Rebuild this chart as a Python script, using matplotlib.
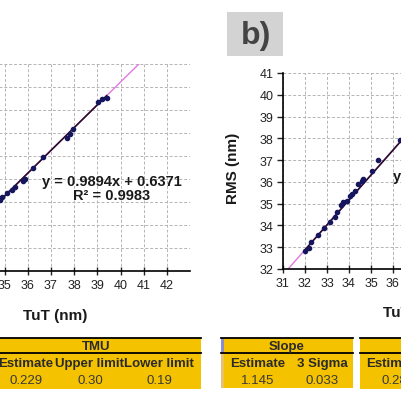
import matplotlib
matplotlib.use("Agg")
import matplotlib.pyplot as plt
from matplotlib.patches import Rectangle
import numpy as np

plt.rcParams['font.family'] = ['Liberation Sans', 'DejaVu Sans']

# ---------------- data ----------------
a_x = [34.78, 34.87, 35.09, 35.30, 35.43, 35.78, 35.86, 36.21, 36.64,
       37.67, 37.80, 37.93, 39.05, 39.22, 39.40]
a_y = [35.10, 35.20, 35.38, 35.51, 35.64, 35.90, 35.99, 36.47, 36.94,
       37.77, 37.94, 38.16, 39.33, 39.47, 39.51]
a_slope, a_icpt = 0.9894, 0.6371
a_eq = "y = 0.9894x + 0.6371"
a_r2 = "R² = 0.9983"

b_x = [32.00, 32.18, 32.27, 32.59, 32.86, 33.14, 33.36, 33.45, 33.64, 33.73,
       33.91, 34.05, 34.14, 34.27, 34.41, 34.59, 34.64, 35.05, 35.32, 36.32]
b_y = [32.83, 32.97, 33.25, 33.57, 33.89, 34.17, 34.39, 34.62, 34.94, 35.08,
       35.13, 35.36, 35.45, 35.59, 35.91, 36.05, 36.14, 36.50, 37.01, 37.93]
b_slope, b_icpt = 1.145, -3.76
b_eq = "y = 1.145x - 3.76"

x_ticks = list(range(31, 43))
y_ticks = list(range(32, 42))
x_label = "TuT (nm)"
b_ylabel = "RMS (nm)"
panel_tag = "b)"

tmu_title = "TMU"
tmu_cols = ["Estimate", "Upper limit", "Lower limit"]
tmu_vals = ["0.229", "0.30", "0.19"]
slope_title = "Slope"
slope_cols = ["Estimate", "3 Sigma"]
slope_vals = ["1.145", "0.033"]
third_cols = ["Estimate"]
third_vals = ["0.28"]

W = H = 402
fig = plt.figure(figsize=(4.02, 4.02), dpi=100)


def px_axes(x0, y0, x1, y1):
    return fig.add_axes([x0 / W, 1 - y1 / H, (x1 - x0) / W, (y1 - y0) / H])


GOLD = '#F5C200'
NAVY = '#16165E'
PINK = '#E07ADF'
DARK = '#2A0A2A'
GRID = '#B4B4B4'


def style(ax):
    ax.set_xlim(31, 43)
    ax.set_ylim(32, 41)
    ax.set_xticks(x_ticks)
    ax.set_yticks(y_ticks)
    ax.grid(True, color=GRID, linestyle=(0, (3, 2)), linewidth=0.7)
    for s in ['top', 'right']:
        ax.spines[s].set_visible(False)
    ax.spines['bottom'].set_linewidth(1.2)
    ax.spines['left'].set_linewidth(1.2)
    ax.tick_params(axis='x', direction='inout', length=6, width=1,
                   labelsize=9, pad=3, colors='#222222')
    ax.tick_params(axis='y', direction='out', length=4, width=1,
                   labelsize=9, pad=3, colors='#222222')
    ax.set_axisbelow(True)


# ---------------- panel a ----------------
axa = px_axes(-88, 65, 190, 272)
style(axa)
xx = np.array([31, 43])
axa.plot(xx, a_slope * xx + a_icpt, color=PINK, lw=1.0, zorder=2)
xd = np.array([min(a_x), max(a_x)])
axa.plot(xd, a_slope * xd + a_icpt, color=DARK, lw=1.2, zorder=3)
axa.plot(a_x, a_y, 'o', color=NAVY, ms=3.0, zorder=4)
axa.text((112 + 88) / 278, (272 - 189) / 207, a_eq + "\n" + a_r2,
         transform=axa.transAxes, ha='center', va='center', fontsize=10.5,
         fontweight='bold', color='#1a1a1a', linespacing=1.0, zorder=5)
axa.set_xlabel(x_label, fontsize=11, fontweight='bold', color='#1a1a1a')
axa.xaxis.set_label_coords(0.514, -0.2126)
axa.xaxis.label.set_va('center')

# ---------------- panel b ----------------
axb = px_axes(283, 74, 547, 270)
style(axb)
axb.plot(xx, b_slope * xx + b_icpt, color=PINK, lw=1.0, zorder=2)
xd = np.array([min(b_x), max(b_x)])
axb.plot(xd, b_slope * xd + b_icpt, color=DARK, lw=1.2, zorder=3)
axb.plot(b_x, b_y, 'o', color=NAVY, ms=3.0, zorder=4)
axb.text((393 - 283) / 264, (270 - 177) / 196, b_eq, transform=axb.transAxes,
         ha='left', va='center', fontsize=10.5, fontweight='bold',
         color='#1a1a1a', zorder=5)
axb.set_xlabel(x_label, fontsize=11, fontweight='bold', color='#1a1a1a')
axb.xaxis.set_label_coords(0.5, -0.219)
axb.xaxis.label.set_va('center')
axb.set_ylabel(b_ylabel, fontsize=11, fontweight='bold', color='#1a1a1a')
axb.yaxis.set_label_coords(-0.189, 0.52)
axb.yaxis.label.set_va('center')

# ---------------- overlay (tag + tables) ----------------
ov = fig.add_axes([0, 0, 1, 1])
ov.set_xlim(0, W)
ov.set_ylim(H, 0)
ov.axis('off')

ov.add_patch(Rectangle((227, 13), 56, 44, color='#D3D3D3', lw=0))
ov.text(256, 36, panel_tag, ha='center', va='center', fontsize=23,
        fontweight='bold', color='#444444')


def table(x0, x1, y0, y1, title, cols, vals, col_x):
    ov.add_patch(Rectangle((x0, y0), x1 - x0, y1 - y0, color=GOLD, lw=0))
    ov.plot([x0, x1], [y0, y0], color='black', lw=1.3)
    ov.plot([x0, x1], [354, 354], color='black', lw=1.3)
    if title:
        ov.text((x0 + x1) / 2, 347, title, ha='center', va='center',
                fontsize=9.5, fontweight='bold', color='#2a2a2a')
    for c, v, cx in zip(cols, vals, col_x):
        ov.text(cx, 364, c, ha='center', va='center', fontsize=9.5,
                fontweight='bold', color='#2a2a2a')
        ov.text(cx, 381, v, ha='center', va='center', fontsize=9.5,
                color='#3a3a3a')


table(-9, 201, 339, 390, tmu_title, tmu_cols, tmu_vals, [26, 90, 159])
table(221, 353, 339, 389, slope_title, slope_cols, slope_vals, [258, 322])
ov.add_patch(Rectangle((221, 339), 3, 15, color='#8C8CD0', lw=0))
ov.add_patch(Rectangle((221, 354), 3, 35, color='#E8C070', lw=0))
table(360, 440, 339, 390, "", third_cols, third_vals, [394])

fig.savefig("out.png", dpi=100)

────

* [YOUR TASK] Leave the pictures out and please restate exactly the lines running from the start of the material through the one with "return fig.add_axes([x0 /".

* [EXPECTED OUTPUT]
Rebuild this chart as a Python script, using matplotlib.
import matplotlib
matplotlib.use("Agg")
import matplotlib.pyplot as plt
from matplotlib.patches import Rectangle
import numpy as np

plt.rcParams['font.family'] = ['Liberation Sans', 'DejaVu Sans']

# ---------------- data ----------------
a_x = [34.78, 34.87, 35.09, 35.30, 35.43, 35.78, 35.86, 36.21, 36.64,
       37.67, 37.80, 37.93, 39.05, 39.22, 39.40]
a_y = [35.10, 35.20, 35.38, 35.51, 35.64, 35.90, 35.99, 36.47, 36.94,
       37.77, 37.94, 38.16, 39.33, 39.47, 39.51]
a_slope, a_icpt = 0.9894, 0.6371
a_eq = "y = 0.9894x + 0.6371"
a_r2 = "R² = 0.9983"

b_x = [32.00, 32.18, 32.27, 32.59, 32.86, 33.14, 33.36, 33.45, 33.64, 33.73,
       33.91, 34.05, 34.14, 34.27, 34.41, 34.59, 34.64, 35.05, 35.32, 36.32]
b_y = [32.83, 32.97, 33.25, 33.57, 33.89, 34.17, 34.39, 34.62, 34.94, 35.08,
       35.13, 35.36, 35.45, 35.59, 35.91, 36.05, 36.14, 36.50, 37.01, 37.93]
b_slope, b_icpt = 1.145, -3.76
b_eq = "y = 1.145x - 3.76"

x_ticks = list(range(31, 43))
y_ticks = list(range(32, 42))
x_label = "TuT (nm)"
b_ylabel = "RMS (nm)"
panel_tag = "b)"

tmu_title = "TMU"
tmu_cols = ["Estimate", "Upper limit", "Lower limit"]
tmu_vals = ["0.229", "0.30", "0.19"]
slope_title = "Slope"
slope_cols = ["Estimate", "3 Sigma"]
slope_vals = ["1.145", "0.033"]
third_cols = ["Estimate"]
third_vals = ["0.28"]

W = H = 402
fig = plt.figure(figsize=(4.02, 4.02), dpi=100)


def px_axes(x0, y0, x1, y1):
    return fig.add_axes([x0 / W, 1 - y1 / H, (x1 - x0) / W, (y1 - y0) / H])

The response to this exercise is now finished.